Par ailleurs, six ateliers thématiques ont été réunis par mon cabinet. Ils regroupaient les associations d’élus, des acteurs du terrain, notamment des élus locaux de base – l’expression n’est pas péjorative –, ainsi que des praticiens de la norme, à savoir des DGS, des directeurs généraux des services, et des DST, des directeurs des services techniques, issus de communes et de départements de toutes tailles. Ces ateliers ont porté sur la gestion, l’entretien et l’exploitation des bâtiments publics, les installations et les réglementations sportives, le fonctionnement des collectivités territoriales, les marchés publics, les normes budgétaires et comptables et le secteur social.

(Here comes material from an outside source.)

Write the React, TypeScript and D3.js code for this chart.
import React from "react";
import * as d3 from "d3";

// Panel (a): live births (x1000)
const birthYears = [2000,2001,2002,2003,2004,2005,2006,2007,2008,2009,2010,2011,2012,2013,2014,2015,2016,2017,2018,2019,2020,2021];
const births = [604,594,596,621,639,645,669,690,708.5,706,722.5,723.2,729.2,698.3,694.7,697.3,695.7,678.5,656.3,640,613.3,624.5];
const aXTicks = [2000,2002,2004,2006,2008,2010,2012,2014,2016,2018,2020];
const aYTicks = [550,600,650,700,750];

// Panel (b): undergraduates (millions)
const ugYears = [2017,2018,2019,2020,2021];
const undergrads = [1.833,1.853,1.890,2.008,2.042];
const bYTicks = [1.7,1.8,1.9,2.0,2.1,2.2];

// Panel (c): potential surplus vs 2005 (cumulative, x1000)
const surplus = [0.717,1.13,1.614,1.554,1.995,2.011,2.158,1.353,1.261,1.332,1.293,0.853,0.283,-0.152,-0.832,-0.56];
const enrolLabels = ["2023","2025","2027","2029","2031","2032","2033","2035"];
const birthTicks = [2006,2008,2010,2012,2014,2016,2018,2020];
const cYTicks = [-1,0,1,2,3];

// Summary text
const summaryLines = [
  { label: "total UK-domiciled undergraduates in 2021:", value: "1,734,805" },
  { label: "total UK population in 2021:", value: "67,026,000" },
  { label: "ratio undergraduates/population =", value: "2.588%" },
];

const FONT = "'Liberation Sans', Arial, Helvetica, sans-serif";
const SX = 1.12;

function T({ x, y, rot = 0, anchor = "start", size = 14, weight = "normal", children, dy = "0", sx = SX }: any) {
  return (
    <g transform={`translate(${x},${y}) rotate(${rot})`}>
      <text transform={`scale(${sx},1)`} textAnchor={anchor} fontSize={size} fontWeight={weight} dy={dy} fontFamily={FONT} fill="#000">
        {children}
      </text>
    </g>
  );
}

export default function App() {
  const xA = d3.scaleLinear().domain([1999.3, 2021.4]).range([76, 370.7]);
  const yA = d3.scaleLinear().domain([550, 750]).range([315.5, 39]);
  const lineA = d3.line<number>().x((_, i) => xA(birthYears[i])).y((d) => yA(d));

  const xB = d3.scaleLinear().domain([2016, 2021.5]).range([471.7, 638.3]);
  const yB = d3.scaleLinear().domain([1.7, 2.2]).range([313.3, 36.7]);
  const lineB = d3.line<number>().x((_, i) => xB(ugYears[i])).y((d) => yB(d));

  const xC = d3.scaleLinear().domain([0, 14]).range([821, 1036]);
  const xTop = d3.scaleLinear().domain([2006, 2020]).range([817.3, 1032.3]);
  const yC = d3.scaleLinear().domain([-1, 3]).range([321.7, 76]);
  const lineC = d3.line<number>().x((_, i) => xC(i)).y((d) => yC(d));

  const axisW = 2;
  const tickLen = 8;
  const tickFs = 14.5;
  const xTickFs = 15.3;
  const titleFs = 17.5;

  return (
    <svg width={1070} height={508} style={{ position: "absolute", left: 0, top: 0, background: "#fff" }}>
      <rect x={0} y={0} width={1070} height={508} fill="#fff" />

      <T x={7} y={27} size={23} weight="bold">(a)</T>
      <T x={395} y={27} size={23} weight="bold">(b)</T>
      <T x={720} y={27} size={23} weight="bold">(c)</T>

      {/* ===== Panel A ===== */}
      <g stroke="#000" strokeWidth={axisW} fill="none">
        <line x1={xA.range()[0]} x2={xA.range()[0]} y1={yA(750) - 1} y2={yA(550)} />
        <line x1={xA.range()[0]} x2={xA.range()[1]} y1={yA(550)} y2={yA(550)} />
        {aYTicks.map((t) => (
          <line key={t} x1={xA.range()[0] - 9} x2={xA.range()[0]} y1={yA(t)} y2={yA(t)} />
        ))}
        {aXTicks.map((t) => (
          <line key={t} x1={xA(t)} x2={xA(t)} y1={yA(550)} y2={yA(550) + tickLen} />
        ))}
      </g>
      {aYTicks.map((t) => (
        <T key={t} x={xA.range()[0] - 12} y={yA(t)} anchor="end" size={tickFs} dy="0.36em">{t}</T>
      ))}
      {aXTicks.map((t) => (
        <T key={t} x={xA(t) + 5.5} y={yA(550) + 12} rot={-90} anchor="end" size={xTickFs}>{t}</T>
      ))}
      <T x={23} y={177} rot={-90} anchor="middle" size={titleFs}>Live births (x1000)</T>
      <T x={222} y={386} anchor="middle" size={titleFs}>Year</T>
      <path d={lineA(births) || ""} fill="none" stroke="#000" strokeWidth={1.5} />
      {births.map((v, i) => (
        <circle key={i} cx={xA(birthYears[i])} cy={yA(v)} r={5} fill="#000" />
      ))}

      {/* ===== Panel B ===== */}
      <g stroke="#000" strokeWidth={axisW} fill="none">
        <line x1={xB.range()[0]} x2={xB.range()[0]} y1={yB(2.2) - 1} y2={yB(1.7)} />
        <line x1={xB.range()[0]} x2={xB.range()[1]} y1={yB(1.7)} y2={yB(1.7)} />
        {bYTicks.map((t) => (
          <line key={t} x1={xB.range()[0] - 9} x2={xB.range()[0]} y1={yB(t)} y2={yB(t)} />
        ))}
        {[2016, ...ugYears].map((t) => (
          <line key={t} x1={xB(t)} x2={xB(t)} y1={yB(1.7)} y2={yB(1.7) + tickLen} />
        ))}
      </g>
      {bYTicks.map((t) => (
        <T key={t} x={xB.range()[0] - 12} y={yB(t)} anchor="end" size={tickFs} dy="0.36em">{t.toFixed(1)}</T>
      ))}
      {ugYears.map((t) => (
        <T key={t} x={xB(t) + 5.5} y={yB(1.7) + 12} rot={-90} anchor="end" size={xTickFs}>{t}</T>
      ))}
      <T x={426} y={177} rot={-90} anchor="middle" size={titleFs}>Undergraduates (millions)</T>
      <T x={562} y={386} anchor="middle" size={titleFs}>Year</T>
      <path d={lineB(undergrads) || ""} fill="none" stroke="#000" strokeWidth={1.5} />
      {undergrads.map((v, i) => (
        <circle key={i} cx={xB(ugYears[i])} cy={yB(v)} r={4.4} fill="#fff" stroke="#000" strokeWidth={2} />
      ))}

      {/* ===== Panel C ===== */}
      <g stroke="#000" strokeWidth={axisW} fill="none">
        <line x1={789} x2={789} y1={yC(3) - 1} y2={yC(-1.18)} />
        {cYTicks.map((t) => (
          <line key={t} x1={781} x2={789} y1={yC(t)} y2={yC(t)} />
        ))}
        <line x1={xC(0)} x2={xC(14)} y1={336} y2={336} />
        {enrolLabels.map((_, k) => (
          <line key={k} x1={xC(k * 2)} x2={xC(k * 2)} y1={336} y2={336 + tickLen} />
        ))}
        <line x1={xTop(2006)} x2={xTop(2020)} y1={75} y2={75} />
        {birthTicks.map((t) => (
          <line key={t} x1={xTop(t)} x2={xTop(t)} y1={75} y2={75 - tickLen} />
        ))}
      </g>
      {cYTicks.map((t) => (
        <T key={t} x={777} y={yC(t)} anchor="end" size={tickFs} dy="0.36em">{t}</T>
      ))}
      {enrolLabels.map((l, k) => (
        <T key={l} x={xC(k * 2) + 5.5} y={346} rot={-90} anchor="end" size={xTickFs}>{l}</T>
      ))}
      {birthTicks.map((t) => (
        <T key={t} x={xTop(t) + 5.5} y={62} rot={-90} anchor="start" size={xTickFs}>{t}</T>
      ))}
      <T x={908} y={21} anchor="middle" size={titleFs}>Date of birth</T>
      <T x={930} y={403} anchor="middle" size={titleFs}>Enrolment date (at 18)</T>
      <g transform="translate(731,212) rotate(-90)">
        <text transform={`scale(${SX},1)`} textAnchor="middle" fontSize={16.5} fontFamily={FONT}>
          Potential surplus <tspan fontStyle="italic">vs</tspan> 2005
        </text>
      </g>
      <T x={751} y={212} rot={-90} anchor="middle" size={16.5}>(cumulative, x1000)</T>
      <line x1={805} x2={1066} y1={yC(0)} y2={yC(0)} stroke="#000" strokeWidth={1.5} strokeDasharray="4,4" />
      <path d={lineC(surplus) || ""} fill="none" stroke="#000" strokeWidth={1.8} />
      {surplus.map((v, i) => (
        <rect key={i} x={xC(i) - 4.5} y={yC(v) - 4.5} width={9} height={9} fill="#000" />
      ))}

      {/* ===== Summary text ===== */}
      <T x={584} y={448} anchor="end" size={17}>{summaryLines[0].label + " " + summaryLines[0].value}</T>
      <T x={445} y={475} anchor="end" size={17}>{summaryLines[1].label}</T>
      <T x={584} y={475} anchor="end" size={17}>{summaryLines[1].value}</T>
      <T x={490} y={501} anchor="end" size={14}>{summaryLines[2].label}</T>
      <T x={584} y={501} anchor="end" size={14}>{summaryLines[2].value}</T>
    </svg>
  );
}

À la suite de cette mission d’inspection et de ces ateliers thématiques, deux séries de simplification ont été menées. La loi NOTRe a intégré seize mesures de simplification, dont douze étaient directement issues d’un rapport et d’une proposition de loi, dont je salue la qualité, du sénateur Doligé. Par ailleurs, dix-huit mesures de simplification ont été annoncées le 14 septembre dernier à Vesoul, lors du comité interministériel aux ruralités. Elles concernent essentiellement la gestion des bâtiments publics et l’urbanisme, les activités sportives et le fonctionnement des collectivités locales. J’aurai l’occasion demain, lors de l’examen de la proposition de résolution déposée par M. Jean-Marie Bockel, de vous donner, mesdames, messieurs les sénateurs, des exemples très concrets de ces mesures de simplification, qui concernent aussi bien le degré d’inclinaison des rebords de piscine que la façon dont on doit fixer au sol les cages de foot ou les poteaux de rugby.

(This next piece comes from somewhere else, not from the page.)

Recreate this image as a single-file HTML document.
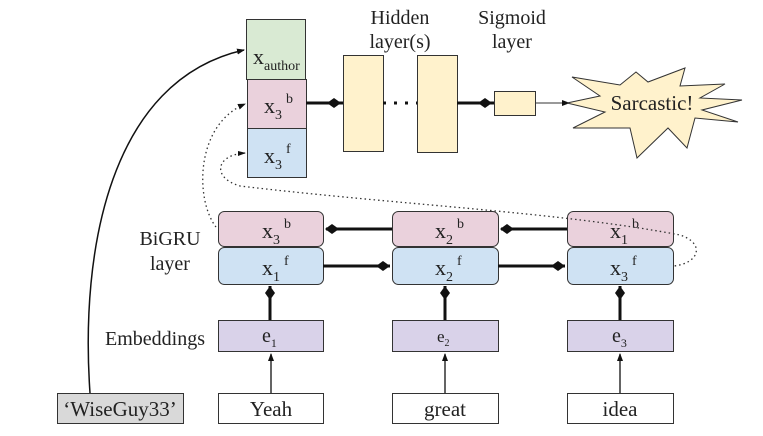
<!DOCTYPE html>
<html><head><style>body{margin:0;background:#fff}svg{display:block}text{font-family:"Liberation Serif",serif;fill:#222}</style></head><body>
<svg width="763" height="436" viewBox="0 0 763 436" xmlns="http://www.w3.org/2000/svg">
<defs>
<marker id="a" markerWidth="8" markerHeight="8" refX="7" refY="4" orient="auto" markerUnits="userSpaceOnUse"><path d="M0,1 L8,4 L0,7 z" fill="#111"/></marker>
</defs>
<!-- top stack -->
<rect x="246.5" y="19.5" width="59" height="60" fill="#d9ead3" stroke="#333"/>
<rect x="247.5" y="79.5" width="59" height="49" fill="#ead1dc" stroke="#333"/>
<rect x="247.5" y="128.5" width="59" height="49" fill="#cfe2f3" stroke="#333"/>
<text x="253" y="64" font-size="22">x<tspan font-size="14" dy="6">author</tspan></text>
<text x="264" y="113" font-size="22">x<tspan font-size="14" dy="6">3</tspan><tspan font-size="14" dy="-16" dx="4">b</tspan></text>
<text x="264" y="163" font-size="22">x<tspan font-size="14" dy="6">3</tspan><tspan font-size="14" dy="-16" dx="4">f</tspan></text>
<!-- hidden -->
<text x="400" y="24" font-size="20" text-anchor="middle">Hidden</text>
<text x="400" y="48" font-size="20" text-anchor="middle">layer(s)</text>
<text x="512" y="24" font-size="20" text-anchor="middle">Sigmoid</text>
<text x="512" y="48" font-size="20" text-anchor="middle">layer</text>
<rect x="343.5" y="55.5" width="40" height="96" fill="#fff2cc" stroke="#333"/>
<rect x="417.5" y="55.5" width="40" height="97" fill="#fff2cc" stroke="#333"/>
<rect x="494.5" y="91.5" width="41" height="24" fill="#fff2cc" stroke="#333"/>
<line x1="306" y1="103" x2="343" y2="103" stroke="#111" stroke-width="3"/>
<path d="M327,103 L334,98 L341,103 L334,108 z" fill="#111"/>
<line x1="383" y1="103" x2="417" y2="103" stroke="#111" stroke-width="3" stroke-dasharray="3,8"/>
<line x1="457" y1="103" x2="494" y2="103" stroke="#111" stroke-width="3"/>
<path d="M478,103 L485,98 L492,103 L485,108 z" fill="#111"/>
<line x1="535" y1="103" x2="569" y2="103" stroke="#333" stroke-width="1" marker-end="url(#a)"/>
<polygon points="567,103 600,96 572,77 620,85 636,72 648,82 685,68 680,86 725,84 700,98 742,100 702,110 738,122 695,118 687,148 668,128 637,158 630,128 573,128 605,112" fill="#fff2cc" stroke="#333"/>
<text x="652" y="110" font-size="21" text-anchor="middle">Sarcastic!</text>
<!-- BiGRU -->
<text x="170" y="245" font-size="20" text-anchor="middle">BiGRU</text>
<text x="170" y="270" font-size="20" text-anchor="middle">layer</text>
<g stroke="#333">
<rect x="218.5" y="211.5" width="105" height="35" rx="6" fill="#ead1dc"/>
<rect x="218.5" y="247.5" width="105" height="37" rx="6" fill="#cfe2f3"/>
<rect x="392.5" y="211.5" width="106" height="35" rx="6" fill="#ead1dc"/>
<rect x="392.5" y="247.5" width="106" height="37" rx="6" fill="#cfe2f3"/>
<rect x="567.5" y="211.5" width="106" height="35" rx="6" fill="#ead1dc"/>
<rect x="567.5" y="247.5" width="106" height="37" rx="6" fill="#cfe2f3"/>
</g>
<g font-size="22">
<text x="262" y="238">x<tspan font-size="14" dy="6">3</tspan><tspan font-size="14" dy="-16" dx="4">b</tspan></text>
<text x="262" y="275">x<tspan font-size="14" dy="6">1</tspan><tspan font-size="14" dy="-16" dx="4">f</tspan></text>
<text x="435" y="238">x<tspan font-size="14" dy="6">2</tspan><tspan font-size="14" dy="-16" dx="4">b</tspan></text>
<text x="435" y="275">x<tspan font-size="14" dy="6">2</tspan><tspan font-size="14" dy="-16" dx="4">f</tspan></text>
<text x="610" y="238">x<tspan font-size="14" dy="6">1</tspan><tspan font-size="14" dy="-16" dx="4">b</tspan></text>
<text x="610" y="275">x<tspan font-size="14" dy="6">3</tspan><tspan font-size="14" dy="-16" dx="4">f</tspan></text>
</g>
<g stroke="#111" stroke-width="3">
<line x1="326" y1="229" x2="392" y2="229"/><line x1="501" y1="229" x2="567" y2="229"/>
<line x1="323" y1="266" x2="390" y2="266"/><line x1="498" y1="266" x2="565" y2="266"/>
<line x1="270" y1="286" x2="270" y2="320"/><line x1="445" y1="286" x2="445" y2="320"/><line x1="620" y1="286" x2="620" y2="320"/>
</g>
<g fill="#111">
<path d="M325,229 L332,224 L339,229 L332,234 z"/><path d="M500,229 L507,224 L514,229 L507,234 z"/>
<path d="M376,266 L383,261 L390,266 L383,271 z"/><path d="M551,266 L558,261 L565,266 L558,271 z"/>
<path d="M270,286 L275,293 L270,300 L265,293 z"/><path d="M445,286 L450,293 L445,300 L440,293 z"/><path d="M620,286 L625,293 L620,300 L615,293 z"/>
</g>
<!-- dotted -->
<g fill="none" stroke="#333" stroke-width="1.3" stroke-dasharray="1.5,3">
<path d="M216,227 C195,200 195,125 245,104" marker-end="url(#a)"/>
<path d="M245,153 C215,155 212,178 240,186 C400,205 560,212 680,235 C705,243 700,263 674,266"/>
</g>
<path d="M238,151 L246,153 L238,156 z" fill="#111"/>
<!-- embeddings -->
<text x="155" y="345" font-size="20" text-anchor="middle">Embeddings</text>
<g stroke="#333" fill="#d9d2e9">
<rect x="218.5" y="320.5" width="105" height="31"/>
<rect x="392.5" y="320.5" width="106" height="31"/>
<rect x="567.5" y="320.5" width="106" height="31"/>
</g>
<text x="262" y="342" font-size="20">e<tspan font-size="12" dy="5">1</tspan></text>
<text x="437" y="342" font-size="17">e<tspan font-size="10" dy="4">2</tspan></text>
<text x="612" y="342" font-size="20">e<tspan font-size="12" dy="5">3</tspan></text>
<g stroke="#111" stroke-width="1.3">
<line x1="271" y1="393" x2="271" y2="354" marker-end="url(#a)"/>
<line x1="445" y1="393" x2="445" y2="354" marker-end="url(#a)"/>
<line x1="620" y1="393" x2="620" y2="354" marker-end="url(#a)"/>
</g>
<!-- words -->
<g stroke="#333">
<rect x="57.5" y="393.5" width="126" height="30" fill="#d9d9d9"/>
<rect x="218.5" y="393.5" width="105" height="30" fill="#fff"/>
<rect x="392.5" y="393.5" width="106" height="30" fill="#fff"/>
<rect x="567.5" y="393.5" width="106" height="30" fill="#fff"/>
</g>
<g font-size="21" text-anchor="middle">
<text x="120" y="416">‘WiseGuy33’</text>
<text x="271" y="416">Yeah</text>
<text x="445" y="416">great</text>
<text x="620" y="416">idea</text>
</g>
<path d="M90,393 C80,250 110,80 244,50" fill="none" stroke="#111" stroke-width="1.5" marker-end="url(#a)"/>
</svg>
</body></html>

Une nouvelle vague de simplification est en cours, qui porte notamment sur les marchés publics et la comptabilité publique. Pour accélérer la cadence, deux évolutions seront lancées en 2016.

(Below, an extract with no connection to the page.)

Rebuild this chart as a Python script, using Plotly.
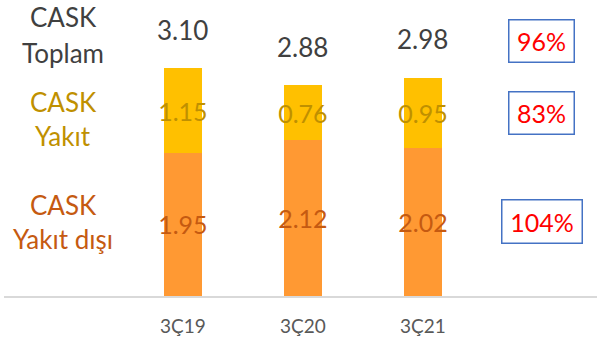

La première concerne un renforcement du dispositif gouvernemental, avec la mise à disposition d’une équipe du SGMAP, le secrétariat général pour la modernisation de l’action publique, pour la préparation des ateliers et le suivi – c’est peut-être le plus important – des mesures de simplification décidées.
La seconde évolution visera le renforcement du rôle du CNEN. Comme je m’y étais engagé ici même le 20 mai dernier, le décret concernant la saisine du CNEN a été modifié. Alors qu’il fallait cent maires ou dix présidents de conseil départemental ou deux présidents de conseil régional pour saisir le CNEN, tout élu peut désormais saisir directement cette instance d’une demande d’évaluation d’une norme qu’il juge inutile ou trop coûteuse. La publication de ce décret a pris un peu de temps, car son examen par le Conseil d’État, qui a demandé au Gouvernement de revoir sa copie, s’est avéré particulièrement long. Désormais, le maire d’une petite commune peut saisir le CNEN d’une demande de simplification ou d’allégement de normes.
Le CNEN pourra confier son instruction aux services de l’administration de l’État dont la norme est critiquée. C’est une évolution très importante. Nous devons, mesdames, messieurs les sénateurs, la faire connaître aux élus. Comme vous, je participe à de nombreuses cérémonies de vœux dans mon canton. C’est pour moi l’occasion d’indiquer aux élus qu’ils peuvent saisir directement le CNEN de toute norme qu’ils jugent excessive ou trop coûteuse.